[TASK INSTRUCTIONS]
Using the records below, copy exactly the part that opens with the line holding "Write a component" and closes with the line holding "const categoryNotes = ['(unburned", minus the pictures.

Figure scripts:
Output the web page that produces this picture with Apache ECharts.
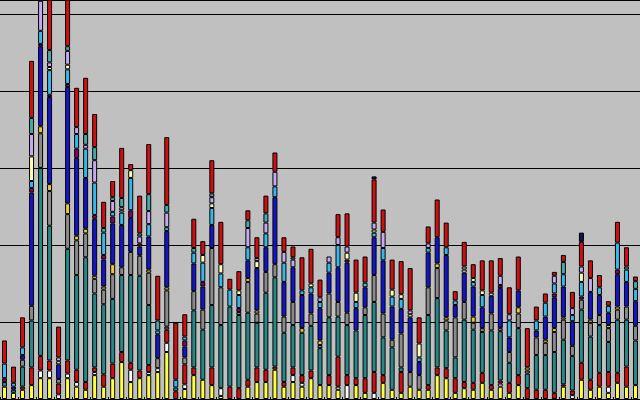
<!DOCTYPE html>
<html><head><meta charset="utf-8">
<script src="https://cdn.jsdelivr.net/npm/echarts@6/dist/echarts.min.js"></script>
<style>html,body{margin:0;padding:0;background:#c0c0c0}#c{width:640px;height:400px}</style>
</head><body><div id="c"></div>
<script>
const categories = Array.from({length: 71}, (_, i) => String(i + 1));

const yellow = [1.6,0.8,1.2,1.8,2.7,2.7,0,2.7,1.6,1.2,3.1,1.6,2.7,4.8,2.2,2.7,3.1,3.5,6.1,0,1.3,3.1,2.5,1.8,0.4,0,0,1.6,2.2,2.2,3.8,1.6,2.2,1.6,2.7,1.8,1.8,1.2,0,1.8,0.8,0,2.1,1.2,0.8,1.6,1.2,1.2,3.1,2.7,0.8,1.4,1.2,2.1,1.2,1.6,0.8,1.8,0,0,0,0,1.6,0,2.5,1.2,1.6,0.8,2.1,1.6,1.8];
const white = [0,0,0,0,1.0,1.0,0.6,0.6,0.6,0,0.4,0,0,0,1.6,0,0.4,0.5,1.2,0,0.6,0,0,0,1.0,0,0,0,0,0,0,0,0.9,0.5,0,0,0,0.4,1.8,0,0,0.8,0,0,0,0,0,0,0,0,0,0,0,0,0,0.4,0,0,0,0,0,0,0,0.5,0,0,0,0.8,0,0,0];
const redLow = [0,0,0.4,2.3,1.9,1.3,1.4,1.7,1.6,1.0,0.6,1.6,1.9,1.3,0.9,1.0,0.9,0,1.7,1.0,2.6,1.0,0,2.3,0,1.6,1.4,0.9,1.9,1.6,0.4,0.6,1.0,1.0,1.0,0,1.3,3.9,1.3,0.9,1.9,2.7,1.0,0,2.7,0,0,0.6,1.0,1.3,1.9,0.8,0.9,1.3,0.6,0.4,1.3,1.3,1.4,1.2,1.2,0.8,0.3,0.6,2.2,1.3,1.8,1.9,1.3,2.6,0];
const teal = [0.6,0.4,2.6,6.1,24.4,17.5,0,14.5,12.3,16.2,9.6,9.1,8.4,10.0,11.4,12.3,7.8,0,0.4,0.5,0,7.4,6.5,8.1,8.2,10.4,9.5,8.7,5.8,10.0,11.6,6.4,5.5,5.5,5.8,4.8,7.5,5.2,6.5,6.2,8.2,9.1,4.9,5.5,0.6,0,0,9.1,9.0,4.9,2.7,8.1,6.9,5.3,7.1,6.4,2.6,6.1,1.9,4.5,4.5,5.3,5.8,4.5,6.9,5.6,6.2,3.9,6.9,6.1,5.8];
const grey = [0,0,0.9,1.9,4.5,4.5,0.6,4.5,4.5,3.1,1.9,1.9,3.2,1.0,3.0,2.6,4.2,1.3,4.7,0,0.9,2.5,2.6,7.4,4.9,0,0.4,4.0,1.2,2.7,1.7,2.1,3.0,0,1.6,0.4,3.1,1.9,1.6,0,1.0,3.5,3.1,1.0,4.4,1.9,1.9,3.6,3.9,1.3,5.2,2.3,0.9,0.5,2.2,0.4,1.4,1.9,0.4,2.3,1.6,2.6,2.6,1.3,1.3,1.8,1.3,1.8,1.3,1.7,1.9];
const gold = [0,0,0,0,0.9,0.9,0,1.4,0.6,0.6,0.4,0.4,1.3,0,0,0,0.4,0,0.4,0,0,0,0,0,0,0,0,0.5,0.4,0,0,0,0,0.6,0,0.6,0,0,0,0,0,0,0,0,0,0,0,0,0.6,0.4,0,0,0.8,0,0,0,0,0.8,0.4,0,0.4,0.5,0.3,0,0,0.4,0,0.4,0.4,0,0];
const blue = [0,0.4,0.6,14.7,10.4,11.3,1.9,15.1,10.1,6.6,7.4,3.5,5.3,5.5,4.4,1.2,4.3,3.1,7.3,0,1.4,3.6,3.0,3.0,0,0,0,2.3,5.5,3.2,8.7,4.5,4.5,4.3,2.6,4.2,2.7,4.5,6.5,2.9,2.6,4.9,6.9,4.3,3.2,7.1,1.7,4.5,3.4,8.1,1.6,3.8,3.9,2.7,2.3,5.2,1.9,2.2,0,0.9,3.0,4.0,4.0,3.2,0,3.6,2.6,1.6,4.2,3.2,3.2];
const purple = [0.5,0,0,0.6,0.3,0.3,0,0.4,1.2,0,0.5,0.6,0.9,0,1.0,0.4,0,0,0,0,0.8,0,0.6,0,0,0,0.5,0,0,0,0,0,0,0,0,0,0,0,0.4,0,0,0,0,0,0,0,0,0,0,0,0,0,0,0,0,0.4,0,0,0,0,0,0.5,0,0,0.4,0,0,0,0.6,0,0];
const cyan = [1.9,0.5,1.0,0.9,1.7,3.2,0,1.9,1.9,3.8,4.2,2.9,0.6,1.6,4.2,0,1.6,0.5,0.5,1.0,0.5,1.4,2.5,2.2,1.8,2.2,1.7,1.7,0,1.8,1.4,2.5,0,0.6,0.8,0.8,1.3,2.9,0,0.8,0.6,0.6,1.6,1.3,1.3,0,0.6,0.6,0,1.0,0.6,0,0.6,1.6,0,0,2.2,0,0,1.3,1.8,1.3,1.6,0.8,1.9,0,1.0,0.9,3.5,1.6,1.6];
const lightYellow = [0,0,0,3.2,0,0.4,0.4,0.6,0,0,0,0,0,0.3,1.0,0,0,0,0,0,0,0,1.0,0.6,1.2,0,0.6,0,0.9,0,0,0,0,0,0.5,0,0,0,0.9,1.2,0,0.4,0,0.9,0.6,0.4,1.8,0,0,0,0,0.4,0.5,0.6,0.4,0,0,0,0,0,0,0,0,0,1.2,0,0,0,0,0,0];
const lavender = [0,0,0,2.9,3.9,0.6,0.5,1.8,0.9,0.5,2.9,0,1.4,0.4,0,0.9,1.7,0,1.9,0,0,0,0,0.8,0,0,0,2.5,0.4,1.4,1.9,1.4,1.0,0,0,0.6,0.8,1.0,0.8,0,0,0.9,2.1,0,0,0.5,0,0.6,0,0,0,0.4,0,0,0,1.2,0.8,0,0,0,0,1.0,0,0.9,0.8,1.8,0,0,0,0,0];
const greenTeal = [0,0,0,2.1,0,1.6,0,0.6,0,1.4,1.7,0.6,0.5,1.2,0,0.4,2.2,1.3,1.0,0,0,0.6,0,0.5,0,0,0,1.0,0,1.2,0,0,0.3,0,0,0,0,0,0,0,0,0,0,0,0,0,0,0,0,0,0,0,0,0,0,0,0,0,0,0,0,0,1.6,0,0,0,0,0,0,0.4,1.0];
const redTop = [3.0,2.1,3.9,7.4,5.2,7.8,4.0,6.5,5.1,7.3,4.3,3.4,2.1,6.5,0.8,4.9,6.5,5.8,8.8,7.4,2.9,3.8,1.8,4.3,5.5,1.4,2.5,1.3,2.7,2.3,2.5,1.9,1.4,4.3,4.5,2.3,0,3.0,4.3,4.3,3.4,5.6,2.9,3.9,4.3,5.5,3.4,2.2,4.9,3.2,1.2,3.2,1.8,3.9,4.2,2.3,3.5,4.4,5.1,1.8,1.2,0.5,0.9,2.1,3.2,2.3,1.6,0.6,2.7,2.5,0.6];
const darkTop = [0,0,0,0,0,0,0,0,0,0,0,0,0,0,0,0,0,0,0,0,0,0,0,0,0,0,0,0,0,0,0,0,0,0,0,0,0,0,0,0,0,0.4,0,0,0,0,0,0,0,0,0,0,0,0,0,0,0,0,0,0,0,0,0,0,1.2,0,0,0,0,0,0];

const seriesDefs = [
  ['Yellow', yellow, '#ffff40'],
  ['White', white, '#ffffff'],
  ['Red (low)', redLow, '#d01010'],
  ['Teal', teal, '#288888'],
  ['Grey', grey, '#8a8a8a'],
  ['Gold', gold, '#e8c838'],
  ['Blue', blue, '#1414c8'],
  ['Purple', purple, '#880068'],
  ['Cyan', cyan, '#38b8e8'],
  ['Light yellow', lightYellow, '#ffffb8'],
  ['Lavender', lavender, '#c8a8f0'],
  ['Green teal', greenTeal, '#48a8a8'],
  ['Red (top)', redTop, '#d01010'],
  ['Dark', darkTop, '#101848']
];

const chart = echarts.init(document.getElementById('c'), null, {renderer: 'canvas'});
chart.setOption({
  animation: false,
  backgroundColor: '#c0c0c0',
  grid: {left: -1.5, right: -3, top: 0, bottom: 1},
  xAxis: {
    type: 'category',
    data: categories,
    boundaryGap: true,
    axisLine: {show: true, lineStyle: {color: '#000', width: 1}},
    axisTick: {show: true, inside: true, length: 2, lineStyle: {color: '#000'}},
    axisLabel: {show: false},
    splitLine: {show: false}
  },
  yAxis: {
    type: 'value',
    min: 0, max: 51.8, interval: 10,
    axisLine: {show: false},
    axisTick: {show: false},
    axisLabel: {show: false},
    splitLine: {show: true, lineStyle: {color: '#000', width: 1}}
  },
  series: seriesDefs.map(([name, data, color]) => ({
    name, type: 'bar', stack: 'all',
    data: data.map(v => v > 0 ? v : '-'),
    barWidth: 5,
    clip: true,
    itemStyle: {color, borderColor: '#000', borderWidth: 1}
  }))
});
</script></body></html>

* * *

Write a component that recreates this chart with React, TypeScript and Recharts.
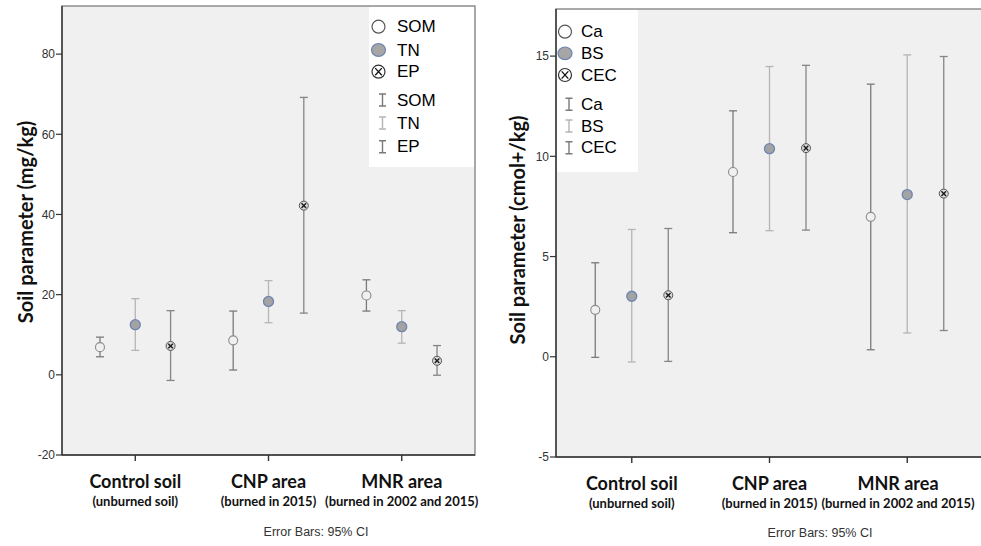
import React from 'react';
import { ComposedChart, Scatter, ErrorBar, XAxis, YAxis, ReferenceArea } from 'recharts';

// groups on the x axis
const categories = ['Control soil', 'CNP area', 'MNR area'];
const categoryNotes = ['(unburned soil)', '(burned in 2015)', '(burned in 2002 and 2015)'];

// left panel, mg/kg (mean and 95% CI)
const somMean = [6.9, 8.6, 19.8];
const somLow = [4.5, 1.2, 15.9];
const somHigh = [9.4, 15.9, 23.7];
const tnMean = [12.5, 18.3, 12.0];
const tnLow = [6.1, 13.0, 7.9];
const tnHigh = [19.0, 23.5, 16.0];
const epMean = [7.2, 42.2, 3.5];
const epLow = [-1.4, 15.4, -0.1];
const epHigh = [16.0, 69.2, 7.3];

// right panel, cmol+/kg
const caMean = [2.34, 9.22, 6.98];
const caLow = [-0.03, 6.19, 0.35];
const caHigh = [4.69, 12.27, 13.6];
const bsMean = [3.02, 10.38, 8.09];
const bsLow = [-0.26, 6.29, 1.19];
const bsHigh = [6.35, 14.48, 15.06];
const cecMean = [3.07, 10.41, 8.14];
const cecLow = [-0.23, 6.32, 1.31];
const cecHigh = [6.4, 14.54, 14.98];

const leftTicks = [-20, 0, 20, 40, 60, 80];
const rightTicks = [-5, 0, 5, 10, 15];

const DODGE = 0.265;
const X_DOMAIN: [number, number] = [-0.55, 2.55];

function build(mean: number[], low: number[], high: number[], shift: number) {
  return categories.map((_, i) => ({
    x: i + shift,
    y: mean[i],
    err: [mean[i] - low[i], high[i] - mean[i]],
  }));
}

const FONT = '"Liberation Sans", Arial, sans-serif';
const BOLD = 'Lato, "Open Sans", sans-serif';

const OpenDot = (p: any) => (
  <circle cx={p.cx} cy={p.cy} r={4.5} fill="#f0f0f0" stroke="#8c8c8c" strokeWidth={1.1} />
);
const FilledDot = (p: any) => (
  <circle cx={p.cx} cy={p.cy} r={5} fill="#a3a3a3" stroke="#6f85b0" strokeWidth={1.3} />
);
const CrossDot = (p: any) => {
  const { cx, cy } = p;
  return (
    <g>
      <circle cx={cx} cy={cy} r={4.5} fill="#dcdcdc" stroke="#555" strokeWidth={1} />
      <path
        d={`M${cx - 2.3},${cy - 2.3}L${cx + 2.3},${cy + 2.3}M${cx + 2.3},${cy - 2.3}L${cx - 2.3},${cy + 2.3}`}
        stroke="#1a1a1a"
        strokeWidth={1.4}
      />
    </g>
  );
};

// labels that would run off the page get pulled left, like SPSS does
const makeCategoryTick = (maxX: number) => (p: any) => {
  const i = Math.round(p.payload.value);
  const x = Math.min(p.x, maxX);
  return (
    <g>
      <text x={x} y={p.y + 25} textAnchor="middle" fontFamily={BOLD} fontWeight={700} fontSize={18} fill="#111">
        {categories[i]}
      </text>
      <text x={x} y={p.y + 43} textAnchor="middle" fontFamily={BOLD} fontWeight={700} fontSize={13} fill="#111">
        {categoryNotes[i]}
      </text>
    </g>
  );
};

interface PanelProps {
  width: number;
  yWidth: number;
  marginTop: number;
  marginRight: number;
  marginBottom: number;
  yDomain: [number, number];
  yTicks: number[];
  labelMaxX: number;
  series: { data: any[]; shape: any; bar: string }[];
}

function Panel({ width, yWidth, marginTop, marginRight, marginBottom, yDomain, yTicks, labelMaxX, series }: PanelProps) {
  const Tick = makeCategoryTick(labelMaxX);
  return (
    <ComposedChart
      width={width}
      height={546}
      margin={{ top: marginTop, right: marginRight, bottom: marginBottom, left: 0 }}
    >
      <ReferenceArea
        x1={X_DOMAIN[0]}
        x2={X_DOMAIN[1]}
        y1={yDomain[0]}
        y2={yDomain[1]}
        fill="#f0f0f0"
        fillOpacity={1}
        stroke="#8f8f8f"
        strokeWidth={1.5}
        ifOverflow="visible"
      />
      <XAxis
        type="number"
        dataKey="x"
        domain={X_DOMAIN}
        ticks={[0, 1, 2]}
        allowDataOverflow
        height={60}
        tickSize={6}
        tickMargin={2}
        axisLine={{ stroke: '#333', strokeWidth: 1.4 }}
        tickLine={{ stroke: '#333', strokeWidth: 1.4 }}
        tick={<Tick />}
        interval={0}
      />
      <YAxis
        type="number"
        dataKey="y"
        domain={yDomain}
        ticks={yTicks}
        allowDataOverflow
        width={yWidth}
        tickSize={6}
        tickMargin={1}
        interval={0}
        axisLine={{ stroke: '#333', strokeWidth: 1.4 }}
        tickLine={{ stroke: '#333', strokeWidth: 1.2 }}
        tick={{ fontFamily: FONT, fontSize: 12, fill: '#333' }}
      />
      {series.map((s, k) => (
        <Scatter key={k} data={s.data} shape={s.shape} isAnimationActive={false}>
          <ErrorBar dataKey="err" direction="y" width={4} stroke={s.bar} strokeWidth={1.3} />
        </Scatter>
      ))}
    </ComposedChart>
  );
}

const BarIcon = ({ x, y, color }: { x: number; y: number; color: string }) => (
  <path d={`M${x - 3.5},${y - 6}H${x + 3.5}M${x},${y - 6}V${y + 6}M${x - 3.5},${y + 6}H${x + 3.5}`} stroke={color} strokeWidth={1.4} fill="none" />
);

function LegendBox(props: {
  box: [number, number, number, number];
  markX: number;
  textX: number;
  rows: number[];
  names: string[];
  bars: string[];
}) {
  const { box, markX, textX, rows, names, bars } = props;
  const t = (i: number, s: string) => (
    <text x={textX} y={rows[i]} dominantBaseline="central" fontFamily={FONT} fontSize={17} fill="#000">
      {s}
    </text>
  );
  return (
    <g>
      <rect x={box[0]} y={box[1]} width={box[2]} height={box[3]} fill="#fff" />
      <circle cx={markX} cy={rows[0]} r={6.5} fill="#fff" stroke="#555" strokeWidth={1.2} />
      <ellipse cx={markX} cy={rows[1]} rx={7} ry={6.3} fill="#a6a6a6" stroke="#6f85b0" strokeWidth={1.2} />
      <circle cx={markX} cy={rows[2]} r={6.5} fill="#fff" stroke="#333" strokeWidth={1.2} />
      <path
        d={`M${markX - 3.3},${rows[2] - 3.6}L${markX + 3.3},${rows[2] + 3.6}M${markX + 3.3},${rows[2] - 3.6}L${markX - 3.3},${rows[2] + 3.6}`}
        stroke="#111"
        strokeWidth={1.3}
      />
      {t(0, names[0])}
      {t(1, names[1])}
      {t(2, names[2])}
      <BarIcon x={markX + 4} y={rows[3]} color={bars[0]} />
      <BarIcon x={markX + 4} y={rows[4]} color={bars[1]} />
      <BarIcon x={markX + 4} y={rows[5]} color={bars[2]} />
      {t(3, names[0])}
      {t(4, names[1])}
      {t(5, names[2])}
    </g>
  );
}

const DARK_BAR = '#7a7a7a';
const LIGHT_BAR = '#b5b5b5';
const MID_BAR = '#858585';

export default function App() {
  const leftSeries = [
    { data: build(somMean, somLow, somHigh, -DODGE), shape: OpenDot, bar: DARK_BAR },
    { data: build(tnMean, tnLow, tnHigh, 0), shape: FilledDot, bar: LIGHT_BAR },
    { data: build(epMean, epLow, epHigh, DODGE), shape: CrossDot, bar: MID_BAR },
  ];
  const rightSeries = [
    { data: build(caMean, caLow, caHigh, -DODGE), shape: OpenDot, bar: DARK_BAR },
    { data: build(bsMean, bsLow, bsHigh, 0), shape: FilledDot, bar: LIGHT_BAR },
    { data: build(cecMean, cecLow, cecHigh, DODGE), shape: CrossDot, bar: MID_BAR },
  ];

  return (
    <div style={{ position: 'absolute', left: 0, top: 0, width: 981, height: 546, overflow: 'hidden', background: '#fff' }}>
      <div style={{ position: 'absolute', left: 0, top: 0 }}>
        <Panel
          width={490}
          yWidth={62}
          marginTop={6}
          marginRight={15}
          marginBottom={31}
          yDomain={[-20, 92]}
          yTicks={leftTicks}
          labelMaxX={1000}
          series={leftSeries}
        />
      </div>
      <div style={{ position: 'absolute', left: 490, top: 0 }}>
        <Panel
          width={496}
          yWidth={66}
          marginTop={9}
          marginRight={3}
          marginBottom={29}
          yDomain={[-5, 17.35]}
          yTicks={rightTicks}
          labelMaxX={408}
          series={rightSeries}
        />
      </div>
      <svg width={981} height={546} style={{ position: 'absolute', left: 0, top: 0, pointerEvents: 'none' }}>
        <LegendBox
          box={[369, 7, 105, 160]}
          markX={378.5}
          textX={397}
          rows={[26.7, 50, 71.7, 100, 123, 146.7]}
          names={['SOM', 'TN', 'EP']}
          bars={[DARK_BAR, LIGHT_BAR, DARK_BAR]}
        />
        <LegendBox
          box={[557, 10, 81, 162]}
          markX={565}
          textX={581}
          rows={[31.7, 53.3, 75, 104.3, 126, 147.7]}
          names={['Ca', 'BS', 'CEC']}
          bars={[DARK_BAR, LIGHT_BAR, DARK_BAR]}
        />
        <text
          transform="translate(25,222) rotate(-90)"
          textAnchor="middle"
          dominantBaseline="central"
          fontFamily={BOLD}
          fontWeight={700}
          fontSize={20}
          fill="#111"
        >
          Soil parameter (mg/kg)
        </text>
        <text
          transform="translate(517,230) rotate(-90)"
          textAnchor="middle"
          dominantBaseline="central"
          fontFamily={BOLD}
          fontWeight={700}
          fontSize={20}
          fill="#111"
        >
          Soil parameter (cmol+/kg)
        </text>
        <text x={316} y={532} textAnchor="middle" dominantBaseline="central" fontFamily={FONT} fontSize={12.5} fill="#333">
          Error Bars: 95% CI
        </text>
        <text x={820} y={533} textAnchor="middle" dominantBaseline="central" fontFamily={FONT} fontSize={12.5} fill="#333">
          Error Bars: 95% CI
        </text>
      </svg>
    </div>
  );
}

[TASK ANSWER]
Write a component that recreates this chart with React, TypeScript and Recharts.
import React from 'react';
import { ComposedChart, Scatter, ErrorBar, XAxis, YAxis, ReferenceArea } from 'recharts';

// groups on the x axis
const categories = ['Control soil', 'CNP area', 'MNR area'];
const categoryNotes = ['(unburned soil)', '(burned in 2015)', '(burned in 2002 and 2015)'];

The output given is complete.